The new place is immaculate. There isn’t a blade of straw out of place. From the sublime to the ridiculous. All the horse-owners are obsessively tidy and organised. Everyone has to have their own barrow, fork and broom.There are rules for everything, including the placement of small buckets beneath the water butts to ensure collection of drips.
Everyone is very nice, but I am under no illusion that if I scatter hay about as I carry a bale from the storeroom to the stable it could spark a diplomatic incident. This is because the tidiest people by far are the Germans. They are a sweet enough couple who have three horses in the same stable block as mine.
My storeroom is next to their storeroom. I had barely moved my stuff into it when she looked down at a bucket that was protruding from my doorway by half an inch. ‘Please to move your bucket so I can lead my horses around this corner.’
I thought I liked things well ordered.

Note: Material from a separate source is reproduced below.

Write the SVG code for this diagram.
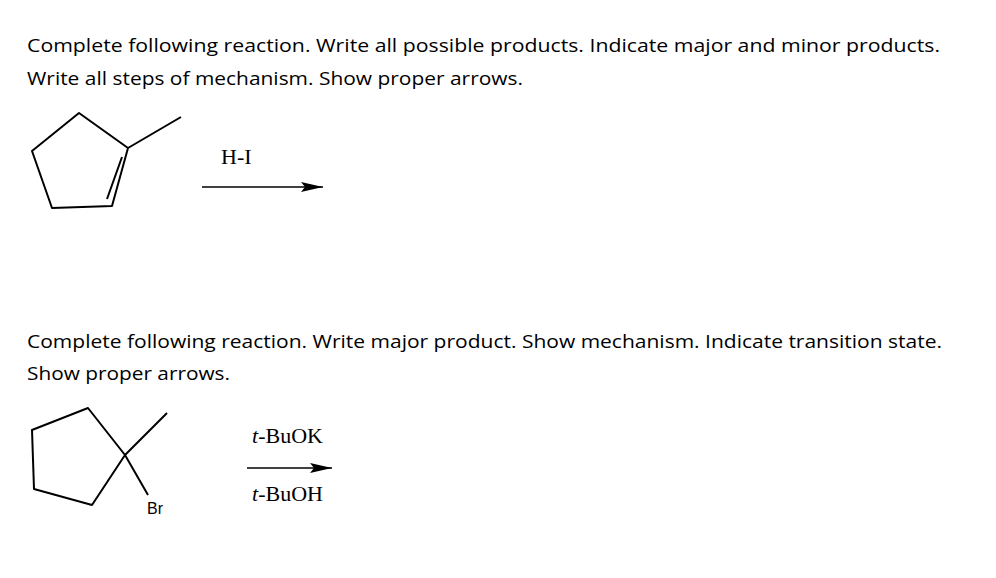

I spend an hour getting my horses’ beds right, arranging the fresh straw into a neat square banked up on three sides. The German beds are made of pure white shavings and have not a speck of muck in them. The banks are at perfect right-angles. I think she measures the edges with a protractor each morning. I keep trying to catch her at it but the Germans are always at the yard by the time I arrive, no matter how early I get there.
This is annoying because sometimes I long to get there first so I can wheel my barrow load into the empty muck truck first. But every time I get there, no matter how early, there they are, wheeling their barrows up the ramp to the beautiful virgin space of the empty flatbed.
‘Goddam it,’ I think. I get there earlier and earlier, at 7 a.m. some days. But the Germans are always there first. I was pondering this mystery to another horse-owner who just came right out and said it: ‘Why don’t you put your towel down on the muck truck?’ I hadn’t liked to say it, but that was exactly what I wanted to do.